## START GIVEN DATA
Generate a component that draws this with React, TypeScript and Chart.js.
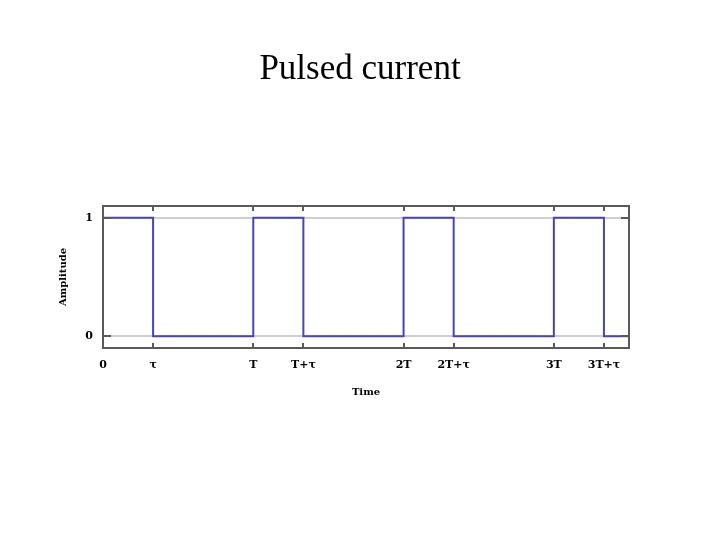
import React, { useEffect, useRef } from "react";
import { Chart, registerables } from "chart.js";

Chart.register(...registerables);

// Pulse train: times (in units of tau, T = 3 tau) and amplitudes at each change
const times = [0, 1, 3, 4, 6, 7, 9, 10, 10.5];
const amplitudes = [1, 0, 1, 0, 1, 0, 1, 0, 0];

const xTickValues = [0, 1, 3, 4, 6, 7, 9, 10];
const xTickLabels = ["0", "τ", "T", "T+τ", "2T", "2T+τ", "3T", "3T+τ"];
const yTickValues = [0, 1];
const yTickLabels = ["0", "1"];

const title = "Pulsed current";
const xTitle = "Time";
const yTitle = "Amplitude";

const frameColor = "#5a5a5a";

const framePlugin = {
  id: "frameTicks",
  afterDatasetsDraw(chart: any) {
    const { ctx, chartArea, scales } = chart;
    const { left, right, top, bottom } = chartArea;
    ctx.save();
    ctx.strokeStyle = frameColor;
    ctx.lineWidth = 2;
    const len = 5;
    ctx.beginPath();
    for (const v of xTickValues) {
      const x = Math.round(scales.x.getPixelForValue(v));
      ctx.moveTo(x, top);
      ctx.lineTo(x, top + len);
      ctx.moveTo(x, bottom);
      ctx.lineTo(x, bottom - len);
    }
    for (const v of yTickValues) {
      const y = Math.round(scales.y.getPixelForValue(v));
      ctx.moveTo(left, y);
      ctx.lineTo(left + len + 3, y);
      ctx.moveTo(right, y);
      ctx.lineTo(right - len - 3, y);
    }
    ctx.stroke();
    ctx.strokeRect(left, top, right - left, bottom - top);
    ctx.restore();
  },
};

const titlePlugin = {
  id: "pageTitle",
  afterDraw(chart: any) {
    const { ctx } = chart;
    ctx.save();
    ctx.fillStyle = "#000";
    ctx.font = "35px 'Liberation Serif'";
    ctx.textAlign = "center";
    ctx.textBaseline = "alphabetic";
    ctx.fillText(title, chart.width / 2, 79);
    ctx.restore();
  },
};

export default function App() {
  const ref = useRef<HTMLCanvasElement>(null);
  useEffect(() => {
    if (!ref.current) return;
    const tickFont = { family: "DejaVu Serif", size: 11, weight: "bold" as const };
    const chart = new Chart(ref.current, {
      type: "line",
      data: {
        datasets: [
          {
            data: times.map((t, i) => ({ x: t, y: amplitudes[i] })),
            borderColor: "#4444c4",
            borderWidth: 2,
            pointRadius: 0,
            stepped: true,
            fill: false,
          },
        ],
      },
      options: {
        animation: false,
        responsive: false,
        devicePixelRatio: 1,
        layout: { padding: { left: 0, right: 91, top: 206, bottom: 132 } },
        plugins: {
          legend: { display: false },
          tooltip: { enabled: false },
          title: { display: false },
        },
        scales: {
          x: {
            type: "linear",
            min: 0,
            max: 10.5,
            afterBuildTicks: (s: any) => {
              s.ticks = xTickValues.map((v) => ({ value: v }));
            },
            afterFit: (s: any) => {
              s.height = 60;
            },
            ticks: {
              autoSkip: false,
              maxRotation: 0,
              padding: 11,
              color: "#000",
              font: tickFont,
              callback: (v: any) => {
                const i = xTickValues.indexOf(Number(v));
                return i >= 0 ? xTickLabels[i] : "";
              },
            },
            grid: { display: false, drawTicks: false },
            border: { display: false },
            title: {
              display: true,
              text: xTitle,
              color: "#000",
              font: { family: "DejaVu Serif", size: 10, weight: "bold" },
              padding: { top: 0, bottom: 10 },
            },
          },
          y: {
            type: "linear",
            min: -0.1,
            max: 1.1,
            afterBuildTicks: (s: any) => {
              s.ticks = yTickValues.map((v) => ({ value: v }));
            },
            afterFit: (s: any) => {
              s.width = 103;
            },
            ticks: {
              padding: 10,
              color: "#000",
              font: tickFont,
              callback: (v: any) => {
                const i = yTickValues.indexOf(Number(v));
                return i >= 0 ? yTickLabels[i] : "";
              },
            },
            grid: { color: "#cfcfcf", lineWidth: 2, drawTicks: false },
            border: { display: false },
            title: {
              display: true,
              text: yTitle,
              color: "#000",
              font: { family: "DejaVu Serif", size: 10, weight: "bold" },
              padding: { top: 57, bottom: 0 },
            },
          },
        },
      },
      plugins: [framePlugin, titlePlugin],
    });
    return () => chart.destroy();
  }, []);
  return (
    <div style={{ position: "fixed", left: 0, top: 0, width: 720, height: 540, background: "#fff" }}>
      <canvas ref={ref} width={720} height={540} />
    </div>
  );
}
## END GIVEN DATA
Write out, word for word, the lines from the start of the data through the one holding "1, 0, 1, 0, 0];". Omit pictures.

Generate a component that draws this with React, TypeScript and Chart.js.
import React, { useEffect, useRef } from "react";
import { Chart, registerables } from "chart.js";

Chart.register(...registerables);

// Pulse train: times (in units of tau, T = 3 tau) and amplitudes at each change
const times = [0, 1, 3, 4, 6, 7, 9, 10, 10.5];
const amplitudes = [1, 0, 1, 0, 1, 0, 1, 0, 0];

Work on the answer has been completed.